■ Instructions for the task
Return the lines below exactly, from the first line to the line that contains "from matplotlib.transforms import offset_copy". Leave out pictures.

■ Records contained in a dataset
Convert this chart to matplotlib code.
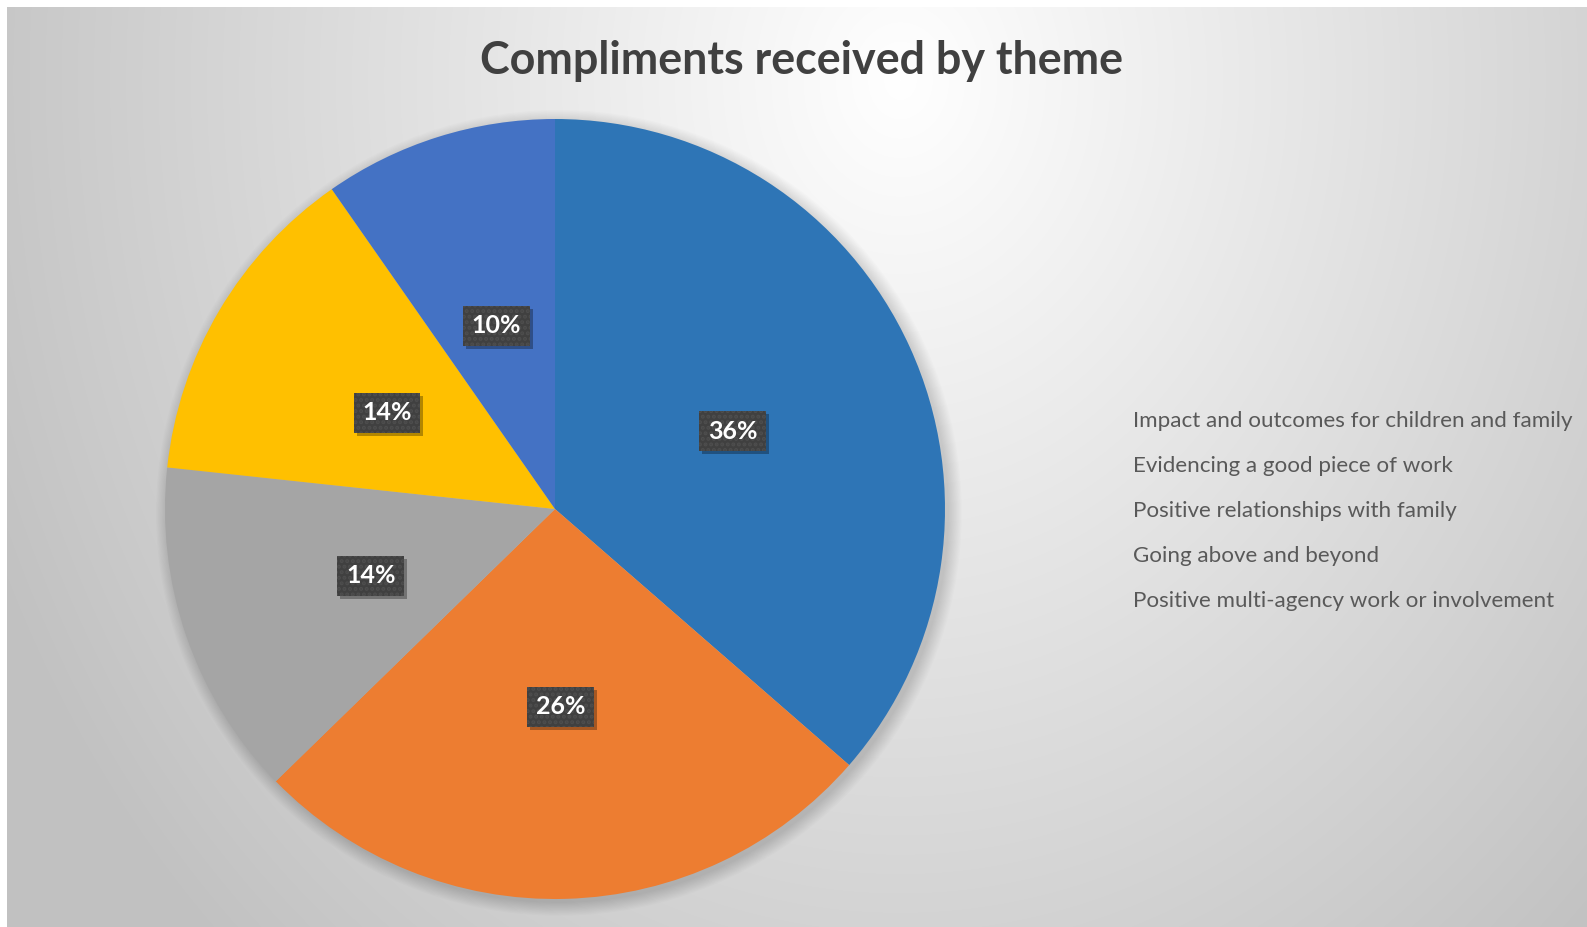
import numpy as np
import matplotlib
matplotlib.use("Agg")
import matplotlib.pyplot as plt
from matplotlib.patches import Circle
from matplotlib.transforms import offset_copy

# share of compliments per theme (percent)
themes = [
    "Impact and outcomes for children and family",
    "Evidencing a good piece of work",
    "Positive relationships with family",
    "Going above and beyond",
    "Positive multi-agency work or involvement",
]
shares = [36.4, 26.3, 14.0, 13.6, 9.7]
colors = ["#2E75B6", "#ED7D31", "#A5A5A5", "#FFC000", "#4472C4"]

W, H = 1587, 927
fig = plt.figure(figsize=(W / 100, H / 100), dpi=100, facecolor="white")

# radial grey background, brightest just below the title
bg = fig.add_axes([7 / W, 0, 1 - 7 / W, 1 - 7 / H])
bg.set_axis_off()
yy, xx = np.mgrid[7:H, 7:W]
d = np.hypot(xx - 900, (yy - 80) / 1.2)
shade = (255 - 62 * np.clip(d / 1000, 0, 1)) / 255
bg.imshow(np.dstack([shade] * 3), extent=[0, 1, 0, 1], aspect="auto", zorder=0)

# pie axes: centre (555, 509), radius 390 px
cx, cy, r = 555, 509, 390
ax = fig.add_axes([(cx - r) / W, (H - cy - r) / H, 2 * r / W, 2 * r / H])
ax.set_axis_off()

# soft shadow round the pie, falling to the lower right
for k in range(12):
    ax.add_patch(Circle((0.01, -0.01), 1 + k * 0.003, color="black",
                        alpha=0.013, lw=0, zorder=0, clip_on=False))

wedges, texts, autotexts = ax.pie(
    shares, colors=colors, startangle=90, counterclock=False,
    autopct="%.0f%%", pctdistance=0.5,
    wedgeprops=dict(linewidth=0, zorder=2),
)
ax.set_xlim(-1, 1)
ax.set_ylim(-1, 1)
ax.set_aspect("equal")

plt.rcParams["hatch.linewidth"] = 2.0
label_tf = offset_copy(ax.transData, fig, x=0, y=-3, units="dots")
shadow_tf = offset_copy(ax.transData, fig, x=3, y=-6, units="dots")
for at in autotexts:
    x, y = at.get_position()
    # drop shadow behind the label box
    ax.text(x, y, at.get_text(), ha="center", va="center", fontsize=18,
            fontweight="bold", family="Lato", color=(0, 0, 0, 0), zorder=3,
            transform=shadow_tf,
            bbox=dict(boxstyle="square,pad=0.34", fc="black", ec="none", alpha=0.3))
    at.set(fontsize=18, fontweight="bold", family="Lato", color="white", zorder=4,
           transform=label_tf)
    at.set_bbox(dict(boxstyle="square,pad=0.34", fc="#404040", ec="#4E4E4E",
                     lw=0, hatch="..."))

fig.text(802 / W, 1 - 61 / H, "Compliments received by theme", ha="center",
         va="center", fontsize=32.3, fontweight="bold", family="Lato", color="#404040")

for i, name in enumerate(themes):
    fig.text(1133 / W, 1 - (421 + 45 * i) / H, name, ha="left", va="center",
             fontsize=16.1, family="Lato", color="#595959")

fig.savefig("out.png", dpi=100, facecolor="white")
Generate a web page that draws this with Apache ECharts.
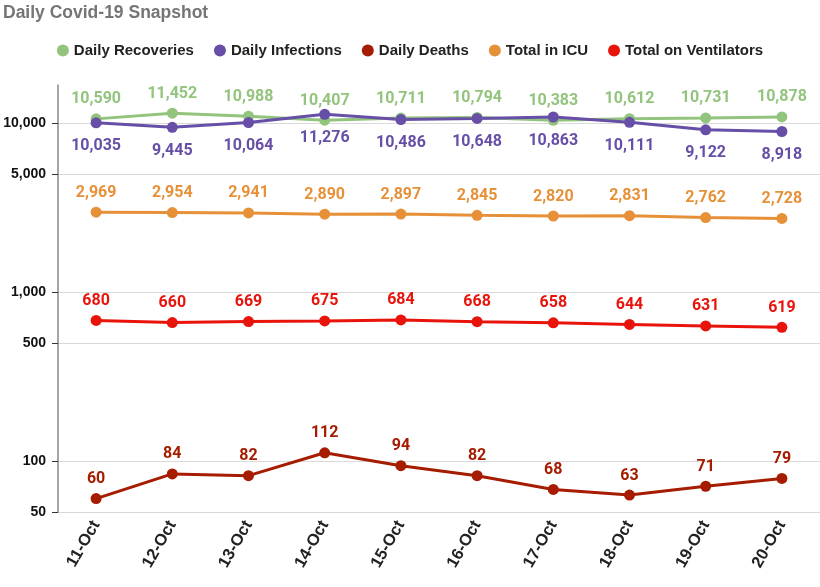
<!DOCTYPE html>
<html>
<head>
<meta charset="utf-8">
<script src="https://cdn.jsdelivr.net/npm/echarts@6/dist/echarts.min.js"></script>
<style>html,body{margin:0;padding:0;background:#fff;}#c{width:820px;height:587px;}</style>
</head>
<body>
<div id="c"></div>
<script>
const categories = ['11-Oct','12-Oct','13-Oct','14-Oct','15-Oct','16-Oct','17-Oct','18-Oct','19-Oct','20-Oct'];
const dailyRecoveries = [10590, 11452, 10988, 10407, 10711, 10794, 10383, 10612, 10731, 10878];
const dailyInfections = [10035, 9445, 10064, 11276, 10486, 10648, 10863, 10111, 9122, 8918];
const dailyDeaths = [60, 84, 82, 112, 94, 82, 68, 63, 71, 79];
const totalICU = [2969, 2954, 2941, 2890, 2897, 2845, 2820, 2831, 2762, 2728];
const totalVentilators = [680, 660, 669, 675, 684, 668, 658, 644, 631, 619];
const yTicks = [50, 100, 500, 1000, 5000, 10000];

const fmt = v => Number(v).toLocaleString('en-US');
const labelFont = 'Roboto, "Liberation Sans", Arial, sans-serif';
const axisFont = '"Liberation Sans", Arial, sans-serif';

function mk(name, data, color, pos, dist) {
  return {
    name, type: 'line', data,
    symbol: 'circle', symbolSize: 11,
    lineStyle: { width: 3, color },
    itemStyle: { color },
    label: {
      show: true, position: pos, distance: dist,
      color, fontFamily: labelFont, fontWeight: 'bold', fontSize: 16,
      formatter: p => fmt(p.value)
    },
    z: 3
  };
}

const chart = echarts.init(document.getElementById('c'));
chart.setOption({
  animation: false,
  backgroundColor: '#fff',
  title: {
    text: 'Daily Covid-19 Snapshot',
    left: -2, top: -1,
    textStyle: { color: '#757575', fontFamily: axisFont, fontWeight: 'bold', fontSize: 17.5 }
  },
  legend: {
    top: 38, left: 'center',
    icon: 'circle', itemWidth: 12, itemHeight: 12, itemGap: 20,
    textStyle: { color: '#222', fontFamily: axisFont, fontWeight: 'bold', fontSize: 15 },
    data: ['Daily Recoveries','Daily Infections','Daily Deaths','Total in ICU','Total on Ventilators']
  },
  grid: { left: 58, right: -2, top: 85, bottom: 75, containLabel: false },
  xAxis: {
    type: 'category', data: categories, boundaryGap: true,
    axisLine: { show: false }, axisTick: { show: false },
    axisLabel: { rotate: 60, color: '#222', fontFamily: axisFont, fontWeight: 'bold', fontSize: 16.5, margin: 10 }
  },
  yAxis: {
    type: 'log', logBase: 10, min: 50, max: 16800,
    axisLine: { show: true, lineStyle: { color: '#888', width: 1.5 } },
    axisTick: { show: true, inside: false, length: 6, customValues: yTicks, lineStyle: { color: '#333' } },
    axisLabel: { customValues: yTicks, color: '#111', fontFamily: axisFont, fontWeight: 'bold', fontSize: 14, margin: 12, formatter: v => fmt(v) },
    splitLine: { show: true, lineStyle: { color: '#d9d9d9', width: 1 } }
  },
  series: [
    mk('Daily Recoveries', dailyRecoveries, '#93c47d', 'top', 6),
    mk('Daily Infections', dailyInfections, '#674ea7', 'bottom', 10),
    mk('Daily Deaths', dailyDeaths, '#a61c00', 'top', 6),
    mk('Total in ICU', totalICU, '#e69138', 'top', 6),
    mk('Total on Ventilators', totalVentilators, '#e8140c', 'top', 6)
  ]
});
</script>
</body>
</html>
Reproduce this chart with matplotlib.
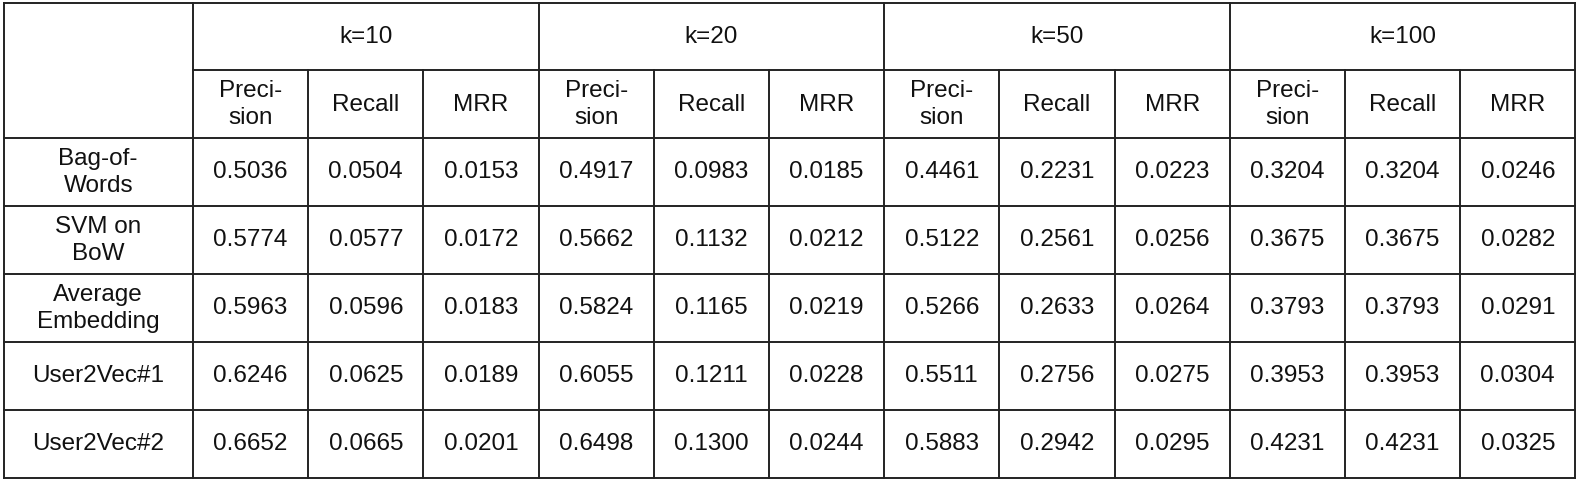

■ Task answer
Convert this chart to matplotlib code.
import numpy as np
import matplotlib
matplotlib.use("Agg")
import matplotlib.pyplot as plt
from matplotlib.patches import Circle
from matplotlib.transforms import offset_copy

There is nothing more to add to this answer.